___ Given records

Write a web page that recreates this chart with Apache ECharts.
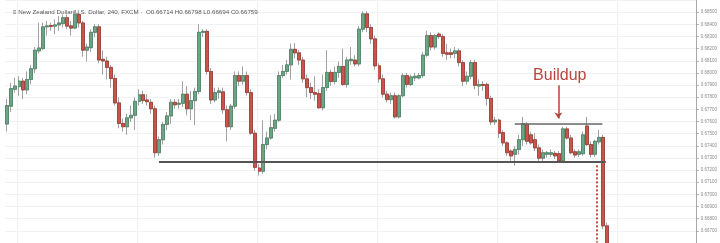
<!DOCTYPE html>
<html><head><meta charset="utf-8">
<script src="https://cdn.jsdelivr.net/npm/echarts@6/dist/echarts.min.js"></script>
<style>html,body{margin:0;padding:0;background:#fff}#c{width:720px;height:243px}</style>
</head><body><div id="c"></div>
<script>
const opens = [0.67579,0.67726,0.67865,0.67887,0.67932,0.67860,0.67946,0.68034,0.68181,0.68200,
0.68379,0.68390,0.68385,0.68395,0.68406,0.68454,0.68387,0.68369,0.68481,0.68411,
0.68187,0.68208,0.68334,0.68379,0.68112,0.68098,0.68045,0.67954,0.67753,0.67584,
0.67557,0.67630,0.67651,0.67766,0.67820,0.67777,0.67758,0.67705,0.67343,0.67450,
0.67576,0.67646,0.67758,0.67742,0.67750,0.67825,0.67705,0.67772,0.67847,0.68334,
0.68342,0.68012,0.67777,0.67838,0.67844,0.67697,0.67557,0.67726,0.67978,0.67932,
0.67978,0.67838,0.67504,0.67217,0.67191,0.67410,0.67464,0.67544,0.67611,0.67978,
0.68012,0.68066,0.68194,0.68165,0.68106,0.67951,0.67879,0.67838,0.67830,0.67713,
0.67879,0.68004,0.67929,0.68004,0.68053,0.67905,0.68101,0.68106,0.68074,0.68360,
0.68486,0.68374,0.68280,0.68058,0.67951,0.67825,0.67780,0.67812,0.67638,0.67812,
0.67978,0.67905,0.67959,0.67959,0.67978,0.68146,0.68307,0.68213,0.68320,0.68299,
0.68165,0.68165,0.68160,0.68181,0.68085,0.67932,0.67972,0.68085,0.67892,0.67905,
0.67905,0.67790,0.67597,0.67611,0.67509,0.67424,0.67357,0.67330,0.67370,0.67450,
0.67576,0.67490,0.67450,0.67383,0.67298,0.67330,0.67330,0.67338,0.67335,0.67276,
0.67539,0.67464,0.67351,0.67330,0.67335,0.67563,0.67410,0.67330,0.67432,0.67469,
0.66741];
const closes = [0.67731,0.67871,0.67892,0.67932,0.67860,0.67946,0.68034,0.68187,0.68205,0.68379,
0.68387,0.68382,0.68395,0.68411,0.68454,0.68385,0.68369,0.68481,0.68411,0.68187,
0.68213,0.68334,0.68379,0.68106,0.68098,0.68045,0.67954,0.67753,0.67584,0.67557,
0.67630,0.67651,0.67766,0.67820,0.67772,0.67763,0.67705,0.67343,0.67450,0.67576,
0.67646,0.67758,0.67737,0.67750,0.67825,0.67705,0.67772,0.67847,0.68334,0.68342,
0.68012,0.67777,0.67838,0.67852,0.67697,0.67557,0.67726,0.67978,0.67932,0.67978,
0.67838,0.67504,0.67223,0.67191,0.67410,0.67464,0.67549,0.67611,0.67978,0.68012,
0.68066,0.68194,0.68165,0.68106,0.67951,0.67879,0.67838,0.67825,0.67713,0.67879,
0.68004,0.67929,0.68004,0.68053,0.67905,0.68106,0.68112,0.68074,0.68360,0.68486,
0.68374,0.68280,0.68058,0.67951,0.67825,0.67780,0.67812,0.67638,0.67812,0.67978,
0.67905,0.67967,0.67972,0.67978,0.68146,0.68307,0.68213,0.68307,0.68299,0.68160,
0.68154,0.68152,0.68181,0.68085,0.67932,0.67972,0.68085,0.67897,0.67905,0.67897,
0.67790,0.67597,0.67611,0.67504,0.67424,0.67343,0.67317,0.67370,0.67450,0.67584,
0.67437,0.67424,0.67383,0.67298,0.67343,0.67343,0.67343,0.67317,0.67276,0.67539,
0.67464,0.67343,0.67324,0.67351,0.67490,0.67410,0.67330,0.67437,0.67469,0.66741,
0.66553];
const lows = [0.67517,0.67678,0.67838,0.67812,0.67785,0.67825,0.67905,0.67999,0.68160,0.68187,
0.68307,0.68347,0.68320,0.68347,0.68374,0.68360,0.68307,0.68360,0.68374,0.68133,
0.68093,0.68173,0.68294,0.68079,0.67986,0.67946,0.67879,0.67731,0.67544,0.67517,
0.67490,0.67597,0.67531,0.67731,0.67745,0.67731,0.67664,0.67303,0.67317,0.67410,
0.67531,0.67579,0.67705,0.67705,0.67718,0.67651,0.67611,0.67571,0.67825,0.68294,
0.67986,0.67745,0.67758,0.67785,0.67664,0.67437,0.67531,0.67705,0.67892,0.67905,
0.67812,0.67490,0.67196,0.67156,0.67169,0.67370,0.67450,0.67517,0.67597,0.67959,
0.67986,0.67946,0.68120,0.68066,0.67919,0.67798,0.67785,0.67772,0.67705,0.67691,
0.67852,0.67892,0.67905,0.67959,0.67892,0.67879,0.68066,0.68053,0.68053,0.68334,
0.68334,0.68240,0.68026,0.67919,0.67798,0.67758,0.67745,0.67624,0.67624,0.67798,
0.67879,0.67892,0.67932,0.67946,0.67959,0.68133,0.68187,0.68192,0.68280,0.68133,
0.68106,0.68120,0.68120,0.68053,0.67892,0.67905,0.67946,0.67865,0.67812,0.67852,
0.67731,0.67571,0.67571,0.67464,0.67397,0.67317,0.67276,0.67236,0.67330,0.67397,
0.67410,0.67410,0.67357,0.67276,0.67276,0.67303,0.67308,0.67290,0.67263,0.67263,
0.67450,0.67330,0.67303,0.67308,0.67317,0.67397,0.67303,0.67308,0.67410,0.66714,
0.66527];
const highs = [0.67785,0.67919,0.67959,0.67972,0.67959,0.68012,0.68066,0.68213,0.68414,0.68414,
0.68427,0.68414,0.68441,0.68468,0.68481,0.68481,0.68427,0.68508,0.68494,0.68427,
0.68240,0.68360,0.68401,0.68401,0.68187,0.68133,0.68066,0.67986,0.67798,0.67624,
0.67664,0.67731,0.67798,0.67865,0.67852,0.67825,0.67785,0.67731,0.67477,0.67597,
0.67678,0.67785,0.67785,0.67785,0.67932,0.67892,0.67852,0.67879,0.68401,0.68360,
0.68360,0.68039,0.67879,0.67879,0.67879,0.67731,0.67745,0.68012,0.68012,0.68053,
0.68012,0.67865,0.67531,0.67250,0.67611,0.67517,0.67651,0.67664,0.68012,0.68066,
0.68106,0.68240,0.68245,0.68187,0.68133,0.67986,0.67919,0.67972,0.67865,0.67986,
0.68187,0.68026,0.68053,0.68093,0.68200,0.68133,0.68213,0.68146,0.68387,0.68508,
0.68508,0.68401,0.68307,0.68079,0.67986,0.67852,0.67838,0.67838,0.67825,0.67999,
0.67999,0.67986,0.67999,0.67999,0.68173,0.68347,0.68334,0.68320,0.68334,0.68320,
0.68240,0.68200,0.68213,0.68200,0.68106,0.68012,0.68106,0.68106,0.67946,0.67932,
0.67919,0.67812,0.67638,0.67624,0.67531,0.67437,0.67370,0.67397,0.67490,0.67638,
0.67597,0.67517,0.67504,0.67410,0.67370,0.67357,0.67370,0.67357,0.67357,0.67557,
0.67557,0.67490,0.67370,0.67370,0.67517,0.67638,0.67437,0.67450,0.67531,0.67490,
0.66768];
const TOTAL_SLOTS = 173;            // visible bar slots incl. empty right margin
const yTickMin = 0.666, yTickMax = 0.686, yTickStep = 0.001;
const titleText = '≡ New Zealand Dollar/U.S. Dollar, 240, FXCM ·  O0.66714 H0.66798 L0.66694 C0.66759';
const timeGridSlots = [2.5, 32.5, 62.5, 92.5, 122.5, 152.5];   // vertical time grid (slot boundaries)
const supportLevel = 0.67265, supportFrom = 38, supportTo = 149.75;
const rangeTop = 0.67584, rangeFrom = 127, rangeTo = 148.9;
const arrowX = 137.9, arrowFrom = 0.67898, arrowTo = 0.67625;
const labelX = 138.25, labelY = 0.67978, labelText = 'Buildup';
const breakX = 147.6, breakFrom = 0.67239, breakTo = 0.66605;

const categories = [];
for (let i = 0; i < TOTAL_SLOTS; i++) categories.push(String(i + 1));
const full = opens.map((o, i) => [o, closes[i], lows[i], highs[i]]);
const bodies = opens.map((o, i) => [o, closes[i], Math.min(o, closes[i]), Math.max(o, closes[i])]);

const RED = '#b9453b';
const gridLines = timeGridSlots.map(v => ({xAxis: v, lineStyle: {color: '#eef0f3', width: 1, type: 'solid'}}));
const chart = echarts.init(document.getElementById('c'), null, {renderer: 'canvas'});
chart.setOption({
  animation: false,
  backgroundColor: '#ffffff',
  textStyle: {fontFamily: 'Liberation Sans, Arial, sans-serif'},
  title: {text: titleText, left: 8, top: 4, textStyle: {fontSize: 6.2, fontWeight: 'normal', color: '#555', fontFamily: 'Liberation Sans'}},
  grid: {left: 5, right: 23, top: -1.45, bottom: -4.55},
  xAxis: [{
    type: 'category', data: categories, boundaryGap: true,
    axisLine: {show: false}, axisTick: {show: false}, axisLabel: {show: false}, splitLine: {show: false}
  }, {
    type: 'value', min: -0.5, max: TOTAL_SLOTS - 0.5, show: false
  }],
  yAxis: {
    type: 'value', position: 'right', min: yTickMin, max: yTickMax, interval: yTickStep, scale: true,
    axisLine: {show: true, onZero: false, lineStyle: {color: '#a8a8a8', width: 1}},
    axisTick: {show: true, length: 2, lineStyle: {color: '#a8a8a8'}},
    axisLabel: {show: true, showMinLabel: false, showMaxLabel: false, fontSize: 4.5, color: '#888', margin: 4,
      formatter: v => v.toFixed(5)},
    splitLine: {show: true, lineStyle: {color: '#f1f2f4', width: 1}}
  },
  series: [{
    type: 'line', xAxisIndex: 1, data: [], silent: true, z: 0,
    markLine: {silent: true, symbol: ['none', 'none'], label: {show: false}, animation: false, data: gridLines}
  }, {
    type: 'candlestick', data: full, barWidth: 3, clip: true,
    itemStyle: {color: '#6ba583', color0: '#c9554a', borderColor: '#a2a2a2', borderColor0: '#a2a2a2', borderWidth: 1}
  }, {
    type: 'candlestick', data: bodies, barWidth: 3, clip: true,
    itemStyle: {color: '#6ba583', color0: '#c9554a', borderColor: '#4b8466', borderColor0: '#9e3b31', borderWidth: 0.8}
  }, {
    type: 'line', xAxisIndex: 1, data: [], silent: true,
    markLine: {
      silent: true, symbol: ['none', 'none'], label: {show: false}, animation: false,
      data: [
        [{coord: [supportFrom, supportLevel], lineStyle: {color: '#555', width: 2, type: 'solid'}}, {coord: [supportTo, supportLevel]}],
        [{coord: [rangeFrom, rangeTop], lineStyle: {color: '#666', width: 1.5, type: 'solid'}}, {coord: [rangeTo, rangeTop]}],
        [{coord: [arrowX, arrowFrom], symbol: 'none', lineStyle: {color: RED, width: 1.5, type: 'solid'}}, {coord: [arrowX, arrowTo], symbol: 'arrow', symbolSize: [6, 6]}],
        [{coord: [breakX, breakFrom], lineStyle: {color: '#c2473d', width: 2, type: [2, 2]}}, {coord: [breakX, breakTo]}]
      ]
    },
    markPoint: {
      silent: true, symbol: 'circle', symbolSize: 0, animation: false,
      data: [{coord: [labelX, labelY], label: {show: true, position: 'inside', formatter: labelText, fontSize: 16, color: RED, fontFamily: 'Liberation Sans'}}]
    }
  }]
});
</script></body></html>
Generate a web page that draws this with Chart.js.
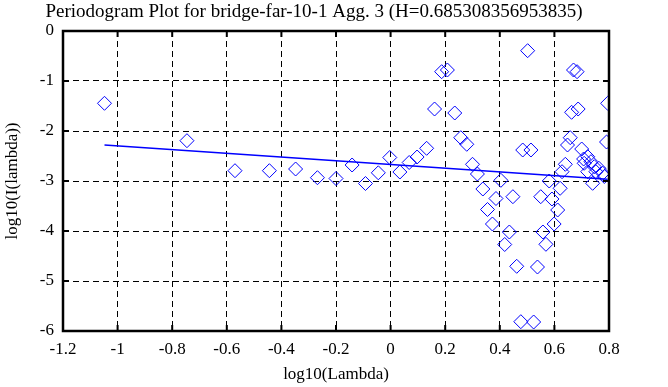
<!DOCTYPE html>
<html>
<head>
<meta charset="utf-8">
<script src="https://cdn.jsdelivr.net/npm/chart.js@4/dist/chart.umd.min.js"></script>
<style>
  html, body { margin: 0; padding: 0; background: #fff; }
  #wrap { width: 668px; height: 387px; position: relative; }
</style>
</head>
<body>
<div id="wrap"><canvas id="chart"></canvas></div>
<script>
// ---- periodogram scatter + fitted line ----
const TITLE = 'Periodogram Plot for bridge-far-10-1 Agg. 3 (H=0.685308356953835)';

// log10(lambda), log10(I(lambda))
const ptsX = [-1.048, -0.746, -0.570, -0.444, -0.348, -0.268, -0.200, -0.141, -0.092, -0.045,
  -0.003, 0.034, 0.068, 0.097, 0.132, 0.161, 0.187, 0.208, 0.235, 0.257,
  0.279, 0.300, 0.318, 0.338, 0.355, 0.373, 0.386, 0.404, 0.418, 0.435,
  0.448, 0.462, 0.477, 0.484, 0.502, 0.514, 0.524, 0.538, 0.550, 0.558,
  0.569, 0.581, 0.591, 0.599, 0.612, 0.621, 0.628, 0.640, 0.648, 0.658,
  0.663, 0.670, 0.683, 0.687, 0.700, 0.707, 0.709, 0.722, 0.722, 0.734,
  0.740, 0.746, 0.752, 0.763, 0.777, 0.783, 0.791, 0.795];
const ptsY = [-1.446, -2.194, -2.794, -2.794, -2.76, -2.934, -2.95, -2.68, -3.05, -2.836,
  -2.53, -2.82, -2.63, -2.52, -2.346, -1.56, -0.814, -0.78, -1.64, -2.134,
  -2.266, -2.666, -2.86, -3.16, -3.57, -3.86, -3.35, -2.986, -4.27, -4.02,
  -3.314, -4.706, -5.814, -2.38, -0.394, -2.38, -5.82, -4.72, -3.314, -4.02,
  -4.266, -3.0, -3.36, -3.86, -3.58, -3.146, -2.814, -2.666, -2.28, -2.134,
  -1.626, -0.78, -0.814, -1.56, -2.36, -2.56, -2.646, -2.514, -2.814, -2.614,
  -3.046, -2.714, -2.814, -2.746, -2.846, -2.91, -2.22, -1.446];

// least-squares fit, endpoints at data min/max x
const fitX = [-1.048, 0.795];
const fitY = [-2.280, -2.963];

const xTicks = [-1.2, -1, -0.8, -0.6, -0.4, -0.2, 0, 0.2, 0.4, 0.6, 0.8];
const yTicks = [0, -1, -2, -3, -4, -5, -6];

const SERIF = '"Liberation Serif", "DejaVu Serif", serif';
const BLUE = '#0000ff';

const frame = {
  id: 'frame',
  afterDraw(chart) {
    const { ctx, chartArea: a, scales } = chart;
    ctx.save();
    ctx.strokeStyle = '#000';
    ctx.lineWidth = 2.5;
    ctx.strokeRect(a.left, a.top, a.right - a.left, a.bottom - a.top);
    // small inward tick marks on all four sides
    ctx.lineWidth = 2;
    ctx.beginPath();
    xTicks.forEach(v => {
      const px = scales.x.getPixelForValue(v);
      ctx.moveTo(px, a.top); ctx.lineTo(px, a.top + 6);
      ctx.moveTo(px, a.bottom); ctx.lineTo(px, a.bottom - 6);
    });
    yTicks.forEach(v => {
      const py = scales.y.getPixelForValue(v);
      ctx.moveTo(a.left, py); ctx.lineTo(a.left + 6, py);
      ctx.moveTo(a.right, py); ctx.lineTo(a.right - 6, py);
    });
    ctx.stroke();
    // title
    ctx.fillStyle = '#000';
    ctx.font = '19px ' + SERIF;
    ctx.textAlign = 'center';
    ctx.textBaseline = 'middle';
    ctx.fillText(TITLE, 314, 12);
    ctx.restore();
  },
};

const tickFont = { family: SERIF, size: 17 };

new Chart(document.getElementById('chart').getContext('2d'), {
  type: 'scatter',
  data: {
    datasets: [
      {
        data: ptsX.map((x, i) => ({ x, y: ptsY[i] })),
        pointStyle: 'rectRot',
        pointRadius: 7,
        pointBorderWidth: 1,
        borderColor: BLUE,
        backgroundColor: 'rgba(0,0,0,0)',
      },
      {
        type: 'line',
        data: fitX.map((x, i) => ({ x, y: fitY[i] })),
        borderColor: BLUE,
        borderWidth: 1.5,
        pointRadius: 0,
        fill: false,
      },
    ],
  },
  plugins: [frame],
  options: {
    responsive: true,
    maintainAspectRatio: false,
    animation: false,
    layout: { padding: { top: 31, right: 59, bottom: 0, left: 0 } },
    plugins: { legend: { display: false }, tooltip: { enabled: false }, title: { display: false } },
    scales: {
      x: {
        type: 'linear', min: -1.2, max: 0.8,
        afterBuildTicks: s => { s.ticks = xTicks.map(value => ({ value })); },
        afterFit: s => { s.height = 56; },
        ticks: { color: '#000', font: tickFont, padding: 8, maxRotation: 0, autoSkip: false,
          callback: v => String(+v.toFixed(1)) },
        grid: { color: '#000', lineWidth: 1, drawTicks: false },
        border: { display: false, dash: [6, 4] },
        title: { display: true, text: 'log10(Lambda)', color: '#000', font: tickFont, padding: { top: 0, bottom: 2 } },
      },
      y: {
        type: 'linear', min: -6, max: 0,
        afterBuildTicks: s => { s.ticks = yTicks.map(value => ({ value })); },
        afterFit: s => { s.width = 63; },
        ticks: { color: '#000', font: tickFont, padding: 9, autoSkip: false },
        grid: { color: '#000', lineWidth: 1, drawTicks: false },
        border: { display: false, dash: [6, 4] },
        title: { display: true, text: 'log10(I(lambda))', color: '#000', font: tickFont, padding: { top: 2, bottom: 0 } },
      },
    },
  },
});
</script>
</body>
</html>
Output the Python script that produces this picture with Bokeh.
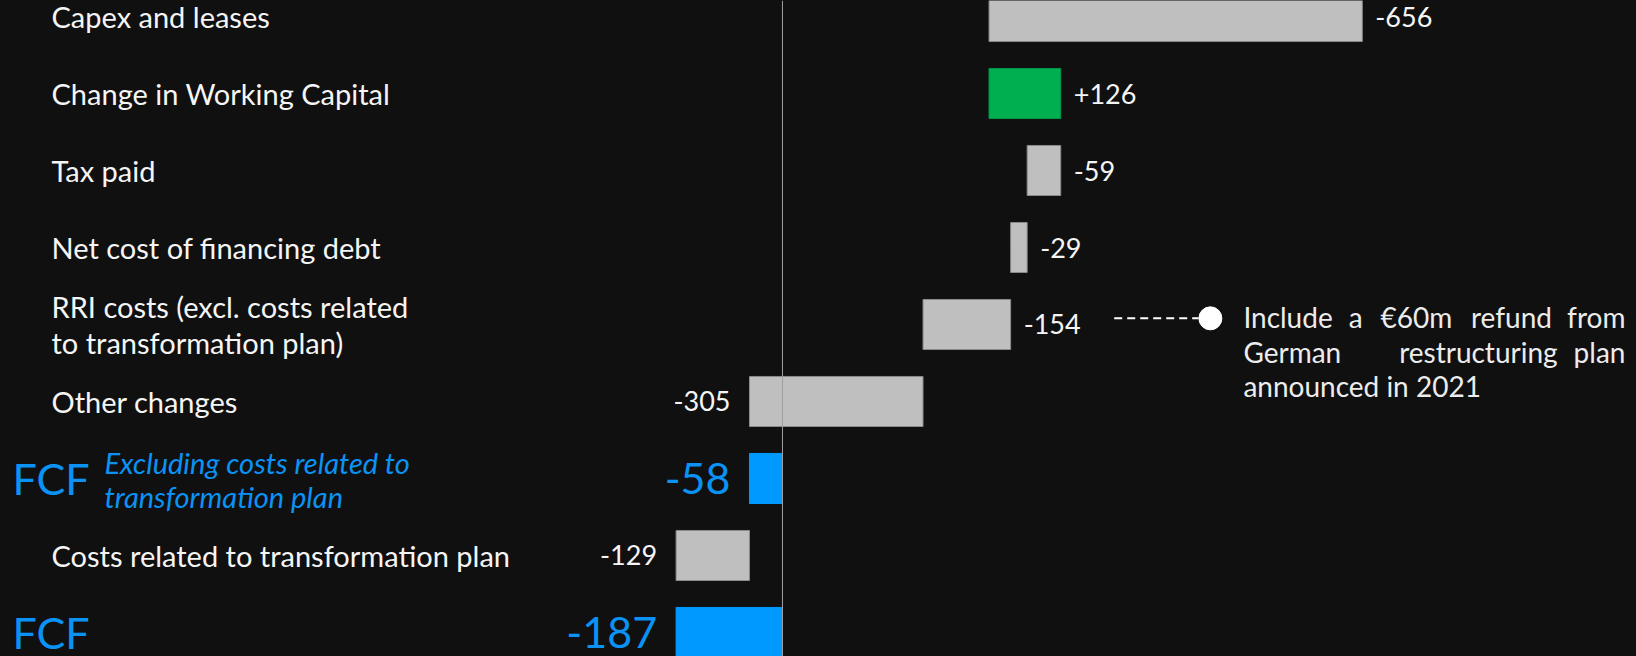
from bokeh.plotting import figure
from bokeh.models import ColumnDataSource, Range1d, Span
from bokeh.embed import file_html
from bokeh.resources import INLINE
from bokeh.core.properties import value

# ---------------- data ----------------
categories = [
    "Capex and leases",
    "Change in Working Capital",
    "Tax paid",
    "Net cost of financing debt",
    "RRI costs (excl. costs related\nto transformation plan)",
    "Other changes",
    "FCF",
    "Costs related to transformation plan",
    "FCF",
]
values = [-656, 126, -59, -29, -154, -305, -58, -129, -187]
kinds = ["delta", "delta", "delta", "delta", "delta", "delta", "total", "delta", "total"]
subtitles = ["", "", "", "", "", "", "Excluding costs related to\ntransformation plan", "", ""]
note_line1 = ["Include", "a", "\u20ac60m", "refund", "from"]
note_line2 = ["German", "restructuring", "plan"]
note_line3 = ["announced in 2021"]

# ---------------- style ----------------
BG = "#101010"
GREY = "#bfbfbf"
GREY_LINE = "#8a8a8a"
GREEN = "#00b050"
GREEN_LINE = "#00964a"
BLUE = "#0099ff"
BLUE_TEXT = "#0a93f5"
WHITE = "#f5f5f5"
FONT = "Lato"

X_MIN, X_MAX = -1374.3, 1500.9
Y_TOP, Y_BOTTOM = -0.208, 8.312

# ---------------- waterfall ----------------
first_total = kinds.index("total")
run = values[first_total] - sum(values[:first_total])
starts, ends = [], []
for v, k in zip(values, kinds):
    if k == "total":
        s, e = 0, v
    else:
        s, e = run, run + v
    run = e
    starts.append(s)
    ends.append(e)

rows = list(range(len(values)))
lefts = [min(s, e) for s, e in zip(starts, ends)]
rights = [max(s, e) for s, e in zip(starts, ends)]
fills, lines = [], []
for v, k in zip(values, kinds):
    if k == "total":
        fills.append(BLUE); lines.append(BLUE)
    elif v > 0:
        fills.append(GREEN); lines.append(GREEN_LINE)
    else:
        fills.append(GREY); lines.append(GREY_LINE)

bars = ColumnDataSource(dict(row=rows, left=lefts, right=rights, fill=fills, line=lines))

p = figure(width=1636, height=656, output_backend="svg", toolbar_location=None,
           x_range=Range1d(X_MIN, X_MAX), y_range=Range1d(Y_BOTTOM, Y_TOP),
           x_axis_location=None, y_axis_location=None,
           background_fill_color=BG, border_fill_color=BG, outline_line_color=None,
           min_border=0)
p.min_border_left = p.min_border_right = p.min_border_top = p.min_border_bottom = 0
p.grid.visible = False

p.hbar(y="row", left="left", right="right", height=0.65, fill_color="fill",
       line_color="line", line_width=1, source=bars)

p.add_layout(Span(location=0, dimension="height", line_color="#a0a0a0", line_width=1))

# value labels
lab_r = dict(x=[], y=[], text=[], color=[], size=[])
lab_l = dict(x=[], y=[], text=[], color=[], size=[])
for i, (v, k) in enumerate(zip(values, kinds)):
    txt = f"{v:+d}" if v > 0 else f"{v}"
    col = BLUE_TEXT if k == "total" else WHITE
    size = "43px" if k == "total" else "27px"
    if lefts[i] < 0:
        d, xx = lab_l, lefts[i]
    else:
        d, xx = lab_r, rights[i]
    d["x"].append(xx); d["y"].append(i); d["text"].append(txt)
    d["color"].append(col); d["size"].append(size)

p.text(x="x", y="y", text="text", text_color="color", text_font_size="size",
       text_font=value(FONT), text_align="left", text_baseline="middle",
       x_offset=13, source=ColumnDataSource(lab_r))
p.text(x="x", y="y", text="text", text_color="color", text_font_size="size",
       text_font=value(FONT), text_align="right", text_baseline="middle",
       x_offset=-19, source=ColumnDataSource(lab_l))

# category labels
cat_rows = [i for i, k in enumerate(kinds) if k == "delta"]
p.text(x=[X_MIN] * len(cat_rows), y=cat_rows, text=[categories[i] for i in cat_rows],
       x_offset=51, text_color=WHITE, text_font_size="29px", text_font=value(FONT),
       text_align="left", text_baseline="middle", text_line_height=1.05)

tot_rows = [i for i, k in enumerate(kinds) if k == "total"]
p.text(x=[X_MIN] * len(tot_rows), y=tot_rows, text=[categories[i] for i in tot_rows],
       x_offset=12, text_color=BLUE_TEXT, text_font_size="43px", text_font=value(FONT),
       text_align="left", text_baseline="middle")

sub_rows = [i for i, s in enumerate(subtitles) if s]
p.text(x=[X_MIN] * len(sub_rows), y=[r + 0.015 for r in sub_rows],
       text=[subtitles[i] for i in sub_rows],
       x_offset=104, text_color=BLUE_TEXT, text_font_size="29px", text_font=value(FONT),
       text_font_style="italic", text_align="left", text_baseline="middle",
       text_line_height=0.97)

# annotation for RRI costs
rri = 4
p.line(x=[583, 731], y=[rri - 0.08, rri - 0.08], line_color="white", line_width=2,
       line_dash="8 5")
p.scatter(x=[752], y=[rri - 0.08], size=23, fill_color="white", line_color="white")

NOTE = "#ececec"
y1 = rri - 0.095
y2, y3 = y1 + 0.447, y1 + 0.894
p.text(x=[810, 995, 1051, 1210], y=[y1] * 4, text=note_line1[0:4], text_align="left")
p.text(x=[1481.5], y=[y1], text=[note_line1[4]], text_align="right")
p.text(x=[810], y=[y2], text=[note_line2[0]], text_align="left")
p.text(x=[1223], y=[y2], text=[note_line2[1]], text_align="center")
p.text(x=[1481.5], y=[y2], text=[note_line2[2]], text_align="right")
p.text(x=[810], y=[y3], text=note_line3, text_align="left")
for r in p.renderers[-6:]:
    g = r.glyph
    g.text_color = NOTE
    g.text_font_size = "28px"
    g.text_font = value(FONT)
    g.text_baseline = "alphabetic"

html = file_html(p, INLINE).replace("<body>", '<body style="background-color:%s;">' % BG)
open("out.html", "w").write(html)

______

> **Exercise objective**
From the records above, quote word for word only the lines beginning at the line that has "Generate a web" and stopping after the line that has "const TITLE = 'Periodogram". Omit the pictures.

> **Finished exercise**
Generate a web page that draws this with Chart.js.
<!DOCTYPE html>
<html>
<head>
<meta charset="utf-8">
<script src="https://cdn.jsdelivr.net/npm/chart.js@4/dist/chart.umd.min.js"></script>
<style>
  html, body { margin: 0; padding: 0; background: #fff; }
  #wrap { width: 668px; height: 387px; position: relative; }
</style>
</head>
<body>
<div id="wrap"><canvas id="chart"></canvas></div>
<script>
// ---- periodogram scatter + fitted line ----
const TITLE = 'Periodogram Plot for bridge-far-10-1 Agg. 3 (H=0.685308356953835)';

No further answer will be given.